Any sufficiently advanced technology, noted Arthur C. Clarke, a British science-fiction writer, is indistinguishable from magic. The fast-emerging technology of voice computing proves his point. (1) Using it is just like casting a spell; say a few words into the air, and a nearby device can grant your wish. Dictating e-mails and text messages now works reliably enough to be useful. For example, Apple s Siri handles over 2bn commands a week, and 20% of Google searches on Android-powered handsets in America are input by voice. Why type when you can talk?
This is a huge shift. Simple though it may seem, voice has the power to transform computing, by providing a natural means of interaction. Windows, icons and menus, and then touchscreens, were welcomed as more intuitive ways to deal with computers than entering complex keyboard commands. But being able to talk to computers abolishes the need for the abstraction of a “user interface” at all. (2) Just as mobile phones were more than existing phones without wires, and cars were more than carriages without horses, so computers without screens and keyboards have the potential to be more useful, powerful and ubiquitous than people can imagine today.
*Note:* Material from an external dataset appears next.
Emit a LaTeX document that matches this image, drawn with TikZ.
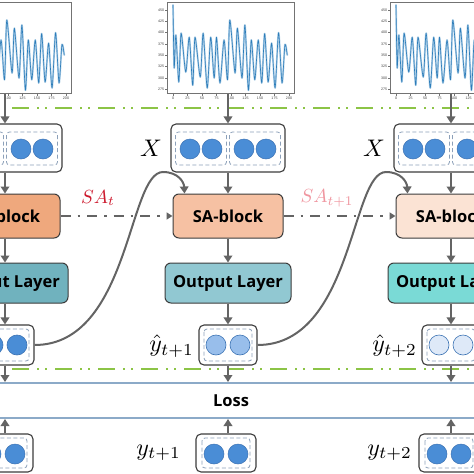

Voice will not wholly replace other forms of input and output. Sometimes it will remain more convenient to converse with a machine by typing rather than talking (Amazon is said to be working on an Echo device with a built-in screen). (3) But voice is destined to account for a growing share of people’s interactions with the technology around them, from washing machines that tell you how much of the cycle they have left to virtual assistants in corporate call-centers.